To mount an effective challenge, borrowers should understand what to look for in the plaintiff’s documents. A note endorsed in blank with no explanation of how the plaintiff acquired possession raises questions. An assignment dated after the complaint was filed is a red flag. An assignment from MERS signed by someone identified as a “vice president” of MERS — when MERS has no traditional employees — warrants scrutiny. An allonge that appears to have been created separately from the note and attached after the fact can be challenged. None of these issues guarantee victory, but each one creates a factual dispute that the plaintiff must resolve to the court’s satisfaction.
When a court dismisses a foreclosure for lack of standing, the dismissal is typically without prejudice.
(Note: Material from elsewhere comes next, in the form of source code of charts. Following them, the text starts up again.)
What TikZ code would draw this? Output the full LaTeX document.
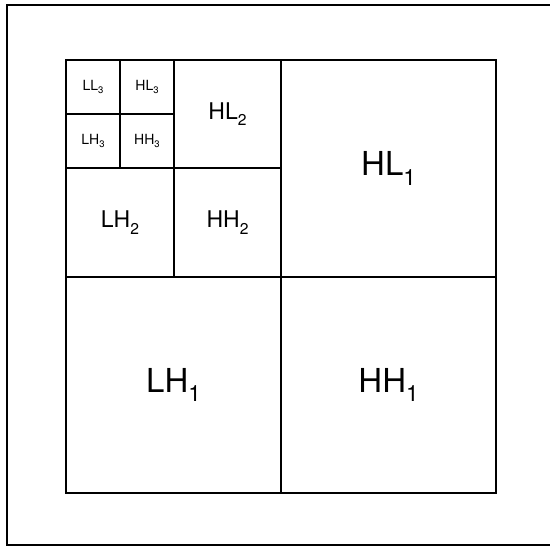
\documentclass[tikz,border=0pt]{standalone}
\usepackage{fontspec}
\setmainfont{TeX Gyre Heros}
\newcommand{\sbs}[1]{\raisebox{-0.28em}{\scalebox{0.68}{#1}}}
\newcommand{\upbig}[1]{\raisebox{5pt}{#1}}
\begin{document}
\begin{tikzpicture}[x=1pt,y=-1pt,
  cell/.style={draw, line width=1.5pt, rectangle, inner sep=0pt, outer sep=0pt},
  lone/.style={cell, font=\fontsize{33}{33}\selectfont},
  ltwo/.style={cell, font=\fontsize{23}{23}\selectfont},
  lthree/.style={cell, font=\fontsize{14}{14}\selectfont},
  frameline/.style={line width=1.3pt}]
\fill[white] (0,0) rectangle (550,547);
\useasboundingbox (0,0) rectangle (550,547);
% outer frame
\coordinate (ftl) at (7,5);
\coordinate (ftr) at (551,5);
\coordinate (fbl) at (7,545);
\coordinate (fbr) at (551,545);
\draw[frameline] (ftr) -- (ftl) -- (fbl) -- (fbr);
% level 1
\node[lone, minimum width=215pt, minimum height=217pt] (HL1) at (388.5,168.5) {\upbig{HL\sbs{1}}};
\node[lone, minimum width=215pt, minimum height=216pt] (LH1) at (173.5,385) {\upbig{LH\sbs{1}}};
\node[lone, minimum width=215pt, minimum height=216pt] (HH1) at (388.5,385) {\upbig{HH\sbs{1}}};
% level 2
\node[ltwo, minimum width=107pt, minimum height=108pt] (HL2) at (227.5,114) {HL\sbs{2}};
\node[ltwo, minimum width=108pt, minimum height=109pt] (LH2) at (120,222.5) {LH\sbs{2}};
\node[ltwo, minimum width=107pt, minimum height=109pt] (HH2) at (227.5,222.5) {HH\sbs{2}};
% level 3
\node[lthree, minimum width=54pt, minimum height=54pt] (LL3) at (93,87) {LL\sbs{3}};
\node[lthree, minimum width=54pt, minimum height=54pt] (HL3) at (147,87) {HL\sbs{3}};
\node[lthree, minimum width=54pt, minimum height=54pt] (LH3) at (93,141) {LH\sbs{3}};
\node[lthree, minimum width=54pt, minimum height=54pt] (HH3) at (147,141) {HH\sbs{3}};
\end{tikzpicture}
\end{document}
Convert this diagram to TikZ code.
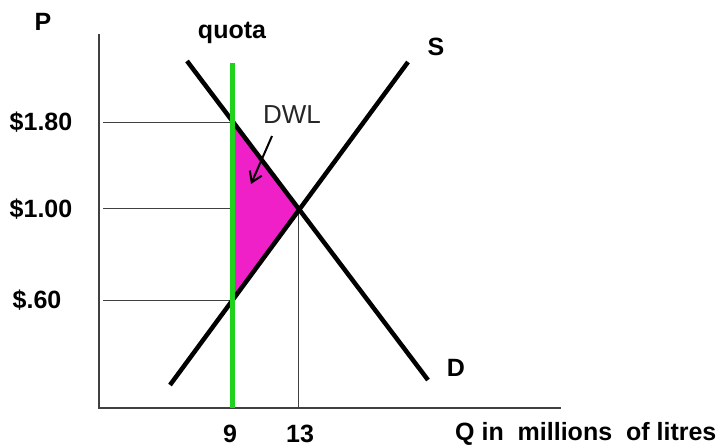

This means the lender is not barred from bringing a new case once it obtains proper documentation. It is not an adjudication on the merits and does not extinguish the underlying debt. The borrower still owes the money and remains in default. What the dismissal does accomplish is meaningful: it stops the current foreclosure, buys time, and forces the lender to get its documentation right before trying again. In some cases, the lender never refiles because it genuinely cannot produce the note or establish the chain of title — and the borrower remains in the home.
In non-judicial foreclosure states, a borrower who successfully obtains a court order stopping a trustee’s sale on standing grounds may also have a claim for wrongful foreclosure if the sale already occurred. Remedies for wrongful foreclosure vary by state and can include setting aside the sale, awarding damages based on the property’s fair market value, or both. Borrowers facing foreclosure who believe the lender lacks standing should consult an attorney early — hourly rates for foreclosure defense attorneys generally range from $100 to $500, and some offer flat-fee arrangements, but the cost of inaction is almost always higher.